Truck looks good. Little jealous of the the LBZ and the 6speed. Have you done your PCV reroute? If you haven't don't waste your money on ordering a fancy kit for it. I think I have maybe 15 bucks wrapped up in mine. One of the simplest things to do to these trucks next to maybe the all high mod.


----------



## WilliamOak (Feb 11, 2008)

Hopefully doing the 6 high, pcv re-route, high idle and egr block along with the exhaust over my winter break which starts on the 22nd. Along with all my lights and airbags. Then gauges for Christmas and tuning come spring when I start makin consistant $ again lol.


----------



## Mark13 (Dec 3, 2006)

WilliamOak;1151009 said:


> Hopefully doing the 6 high, pcv re-route, high idle and egr block along with the exhaust over my winter break which starts on the 22nd. Along with all my lights and airbags. Then gauges for Christmas and tuning come spring when I start makin consistant $ again lol.

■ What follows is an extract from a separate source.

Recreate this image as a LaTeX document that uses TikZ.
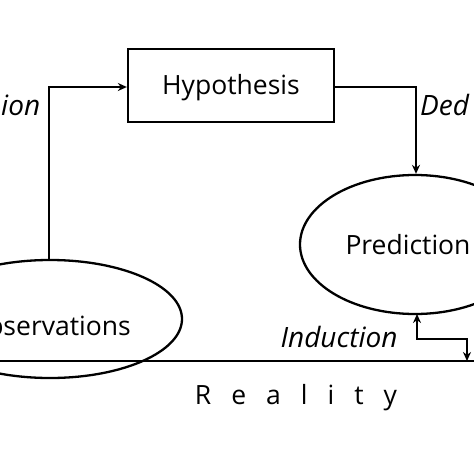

I'm hoping to do the 6hi, pcv re-route and the high idle also. I feel bad letting my truck cool down to 160ish while it's idling and not having it run at operating temp.


----------



## WilliamOak (Feb 11, 2008)

Mark13;1151073 said:


> I'm hoping to do the 6hi, pcv re-route and the high idle also. I feel bad letting my truck cool down to 160ish while it's idling and not having it run at operating temp.


Well then let me know when you do lol, I'll either hang around and watch or try and do mine at the same time.
BTW- about time you changed your sig! lol


----------



## tls22 (Sep 30, 2007)

Mark13;1151073 said:


> I'm hoping to do the 6hi, pcv re-route and the high idle also. I feel bad letting my truck cool down to 160ish while it's idling and not having it run at operating temp.


Its prob gelled up


----------



## Mark13 (Dec 3, 2006)

tls22;1151154 said:


> Its prob gelled up


Bahahaha. :laughing: Maybe it's a frozen sensor.

:waving:


----------



## WilliamOak (Feb 11, 2008)

Exhaust is on, sounds awesome and definitely helps mpg a bit!


----------



## Mark13 (Dec 3, 2006)

WilliamOak;1166891 said:


> Exhaust is on, sounds awesome and definitely helps mpg a bit!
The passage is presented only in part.